Managing Your Loan: Post-Approval Best Practices
Getting the loan is just the beginning. How you manage it is just as important. Think of this as the “plating and serving” of your financial recipe.
| Best Practice | Why It’s Important | Silas’s Pro-Tip |
|---|---|---|
| Set Up Automatic Payments | Ensures you never miss a payment, which is crucial for maintaining and building your credit score. Many CUs offer a rate discount for this. | Set the auto-draft for a day or two after your payday to ensure funds are always available. |
| Make Bi-Weekly Payments | Instead of one monthly payment, pay half of it every two weeks. You’ll end up making one extra full payment per year without feeling the pinch. | This simple trick can shave 6-8 months off a 60-month loan and save you hundreds in interest. Ensure your CU applies the extra to the principal. |
| Pay Extra When Possible | Any extra amount you pay should be designated “principal only.” This reduces your loan balance faster, meaning less of your future payments go to interest. | Even an extra $25 or $50 a month makes a surprising difference over the long term. Use an online loan calculator to see the impact. |
Frequently Asked Questions
What credit score do I need for a premier car loan rate?

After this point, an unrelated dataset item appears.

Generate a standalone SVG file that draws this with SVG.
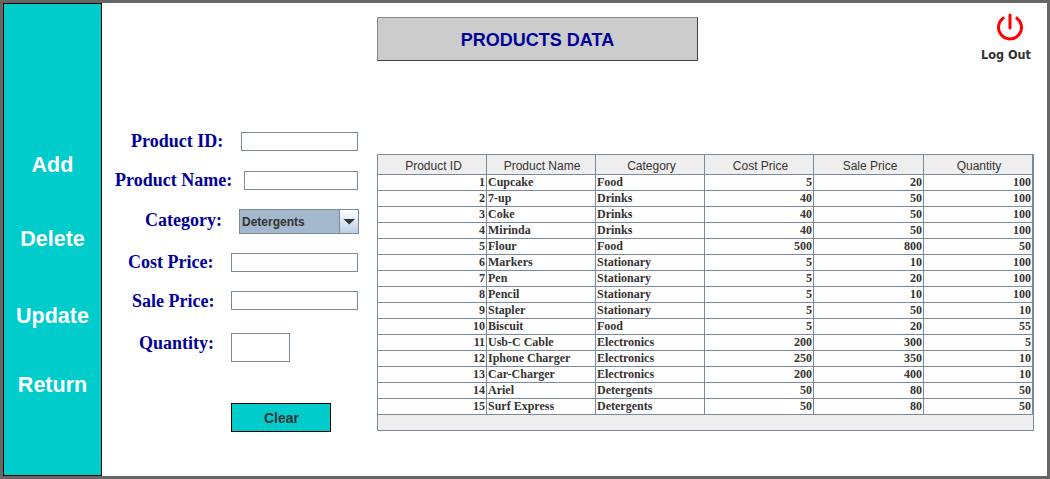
<svg xmlns="http://www.w3.org/2000/svg" width="1050" height="479" viewBox="0 0 1050 479">
<style>
.side{font:bold 21.5px "Liberation Sans",Arial,sans-serif;fill:#fff;text-anchor:middle}
.lab{font:bold 18px "Liberation Serif","Times New Roman",serif;fill:#000099}
.inp{fill:#fff;stroke:#7a8a99;stroke-width:1}
.hd{font:12px "Liberation Sans",Arial,sans-serif;fill:#333;text-anchor:middle}
.c{font:bold 12px "Liberation Serif","Times New Roman",serif;fill:#333}
.n{text-anchor:end}
.g{stroke:#7a8a99;stroke-width:1;fill:none}
</style>
<defs><linearGradient id="btn" x1="0" y1="0" x2="0" y2="1"><stop offset="0" stop-color="#fff"/><stop offset="1" stop-color="#b8cfe5"/></linearGradient></defs>
<rect x="1.5" y="1.5" width="1047" height="476" fill="#fff" stroke="#666" stroke-width="3"/>
<g id="sidebar"><rect x="3.5" y="3.5" width="98" height="472" fill="#00cccc" stroke="#000"/>
<text class="side" x="52.5" y="171.5">Add</text><text class="side" x="52.5" y="246">Delete</text><text class="side" x="52.5" y="322.5">Update</text><text class="side" x="52.5" y="391.5">Return</text></g>
<g id="title"><rect x="377.5" y="17.5" width="320" height="43.5" fill="#ccc"/><path d="M377.5 61V17.5H697.5" fill="none" stroke="#888"/><path d="M377.5 60.5H697.5V17.5" fill="none" stroke="#444"/>
<text x="537.5" y="46" text-anchor="middle" style="font:bold 18px 'Liberation Sans',Arial,sans-serif;fill:#000099">PRODUCTS DATA</text></g>
<g id="logout"><path d="M1004.2 17.5A11.5 11.5 0 1 0 1015.8 17.5" fill="none" stroke="#f00" stroke-width="3"/><path d="M1010 15V28" stroke="#f00" stroke-width="3" stroke-linecap="round"/>
<text x="1006" y="59" text-anchor="middle" style="font:bold 12px 'DejaVu Sans',Verdana,sans-serif;fill:#333" textLength="50" lengthAdjust="spacingAndGlyphs">Log Out</text></g>
<g id="f-id"><text class="lab" x="131" y="147">Product ID:</text><rect class="inp" x="241.5" y="132.5" width="116" height="18"/></g>
<g id="f-name"><text class="lab" x="115" y="186">Product Name:</text><rect class="inp" x="244.5" y="171.5" width="113" height="18"/></g>
<g id="f-cat"><text class="lab" x="145" y="226">Category:</text><rect x="239.5" y="209.5" width="119" height="24" fill="#a3b8cc" stroke="#7a8a99"/><rect x="340" y="210" width="18" height="23" fill="url(#btn)"/><path d="M339.5 210V233" stroke="#7a8a99"/><path d="M343.500 219H355L349.250 224.500Z" fill="#333"/>
<text x="242" y="226" style="font:bold 12px 'Liberation Sans',Arial,sans-serif;fill:#333">Detergents</text></g>
<g id="f-cost"><text class="lab" x="128" y="268">Cost Price:</text><rect class="inp" x="231.5" y="253.5" width="126" height="18"/></g>
<g id="f-sale"><text class="lab" x="132" y="307">Sale Price:</text><rect class="inp" x="231.5" y="291.5" width="126" height="18"/></g>
<g id="f-qty"><text class="lab" x="139" y="349">Quantity:</text><rect class="inp" x="231.5" y="333.5" width="58" height="28"/></g>
<g id="clear"><rect x="231.5" y="403.5" width="99" height="28" fill="#00cccc" stroke="#000"/><text x="281.5" y="423" text-anchor="middle" style="font:bold 14px 'Liberation Sans',Arial,sans-serif;fill:#333">Clear</text></g>
<g id="table">
<rect x="377.5" y="154.5" width="656" height="276" fill="#fff"/>
<rect x="378" y="155" width="655" height="19" fill="#eee"/><rect x="378" y="415" width="655" height="15" fill="#eee"/>
<path class="g" d="M377.5 154.5H1033.5V430.5H377.5ZM377.5 174.5H1033.5M377.5 190.5H1033.5M377.5 206.5H1033.5M377.5 222.5H1033.5M377.5 238.5H1033.5M377.5 254.5H1033.5M377.5 270.5H1033.5M377.5 286.5H1033.5M377.5 302.5H1033.5M377.5 318.5H1033.5M377.5 334.5H1033.5M377.5 350.5H1033.5M377.5 366.5H1033.5M377.5 382.5H1033.5M377.5 398.5H1033.5M377.5 414.5H1033.5M486.5 154.5V414.5M595.5 154.5V414.5M704.5 154.5V414.5M813.5 154.5V414.5M923.5 154.5V414.5M1032.5 154.5V414.5"/>
<text class="hd" x="433.5" y="170">Product ID</text><text class="hd" x="542" y="170">Product Name</text><text class="hd" x="651.5" y="170">Category</text><text class="hd" x="760.5" y="170">Cost Price</text><text class="hd" x="870" y="170">Sale Price</text><text class="hd" x="979" y="170">Quantity</text>
<g class="c">
<text class="c n" x="485" y="186">1</text><text class="c" x="488" y="186">Cupcake</text><text class="c" x="597" y="186">Food</text><text class="c n" x="812" y="186">5</text><text class="c n" x="922" y="186">20</text><text class="c n" x="1031" y="186">100</text>
<text class="c n" x="485" y="202">2</text><text class="c" x="488" y="202">7-up</text><text class="c" x="597" y="202">Drinks</text><text class="c n" x="812" y="202">40</text><text class="c n" x="922" y="202">50</text><text class="c n" x="1031" y="202">100</text>
<text class="c n" x="485" y="218">3</text><text class="c" x="488" y="218">Coke</text><text class="c" x="597" y="218">Drinks</text><text class="c n" x="812" y="218">40</text><text class="c n" x="922" y="218">50</text><text class="c n" x="1031" y="218">100</text>
<text class="c n" x="485" y="234">4</text><text class="c" x="488" y="234">Mirinda</text><text class="c" x="597" y="234">Drinks</text><text class="c n" x="812" y="234">40</text><text class="c n" x="922" y="234">50</text><text class="c n" x="1031" y="234">100</text>
<text class="c n" x="485" y="250">5</text><text class="c" x="488" y="250">Flour</text><text class="c" x="597" y="250">Food</text><text class="c n" x="812" y="250">500</text><text class="c n" x="922" y="250">800</text><text class="c n" x="1031" y="250">50</text>
<text class="c n" x="485" y="266">6</text><text class="c" x="488" y="266">Markers</text><text class="c" x="597" y="266">Stationary</text><text class="c n" x="812" y="266">5</text><text class="c n" x="922" y="266">10</text><text class="c n" x="1031" y="266">100</text>
<text class="c n" x="485" y="282">7</text><text class="c" x="488" y="282">Pen</text><text class="c" x="597" y="282">Stationary</text><text class="c n" x="812" y="282">5</text><text class="c n" x="922" y="282">20</text><text class="c n" x="1031" y="282">100</text>
<text class="c n" x="485" y="298">8</text><text class="c" x="488" y="298">Pencil</text><text class="c" x="597" y="298">Stationary</text><text class="c n" x="812" y="298">5</text><text class="c n" x="922" y="298">10</text><text class="c n" x="1031" y="298">100</text>
<text class="c n" x="485" y="314">9</text><text class="c" x="488" y="314">Stapler</text><text class="c" x="597" y="314">Stationary</text><text class="c n" x="812" y="314">5</text><text class="c n" x="922" y="314">50</text><text class="c n" x="1031" y="314">10</text>
<text class="c n" x="485" y="330">10</text><text class="c" x="488" y="330">Biscuit</text><text class="c" x="597" y="330">Food</text><text class="c n" x="812" y="330">5</text><text class="c n" x="922" y="330">20</text><text class="c n" x="1031" y="330">55</text>
<text class="c n" x="485" y="346">11</text><text class="c" x="488" y="346">Usb-C Cable</text><text class="c" x="597" y="346">Electronics</text><text class="c n" x="812" y="346">200</text><text class="c n" x="922" y="346">300</text><text class="c n" x="1031" y="346">5</text>
<text class="c n" x="485" y="362">12</text><text class="c" x="488" y="362">Iphone Charger</text><text class="c" x="597" y="362">Electronics</text><text class="c n" x="812" y="362">250</text><text class="c n" x="922" y="362">350</text><text class="c n" x="1031" y="362">10</text>
<text class="c n" x="485" y="378">13</text><text class="c" x="488" y="378">Car-Charger</text><text class="c" x="597" y="378">Electronics</text><text class="c n" x="812" y="378">200</text><text class="c n" x="922" y="378">400</text><text class="c n" x="1031" y="378">10</text>
<text class="c n" x="485" y="394">14</text><text class="c" x="488" y="394">Ariel</text><text class="c" x="597" y="394">Detergents</text><text class="c n" x="812" y="394">50</text><text class="c n" x="922" y="394">80</text><text class="c n" x="1031" y="394">50</text>
<text class="c n" x="485" y="410">15</text><text class="c" x="488" y="410">Surf Express</text><text class="c" x="597" y="410">Detergents</text><text class="c n" x="812" y="410">50</text><text class="c n" x="922" y="410">80</text><text class="c n" x="1031" y="410">50</text>
</g></g>
</svg>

While it varies by credit union, you’ll typically need a FICO score of 720 or higher to qualify for the best, or “premier,” rates. Scores between 680-719 can still get you a very competitive rate, but anything below that may see a significant increase.
How much can a credit union save me versus a bank or dealership?
According to national data, credit union auto loan rates are consistently 1.5% to 2.5% lower than traditional bank rates on average. On a $30,000 loan over 60 months, a 2% difference can save you over $1,600 in interest.
Does getting pre-approved for a car loan hurt my credit score?
Getting pre-approved requires a “hard inquiry,” which can temporarily lower your score by a few points. However, credit scoring models are smart; they group all auto loan inquiries made within a short period (usually 14-45 days) as a single event, so you can shop for the best rate without penalty.
Can I get a loan for a used car from a credit union?
Absolutely. Credit unions are an excellent source for used car loans. The rates may be slightly higher than for a brand-new car, but they are almost always more competitive than other lenders, especially for vehicles that are only a few years old.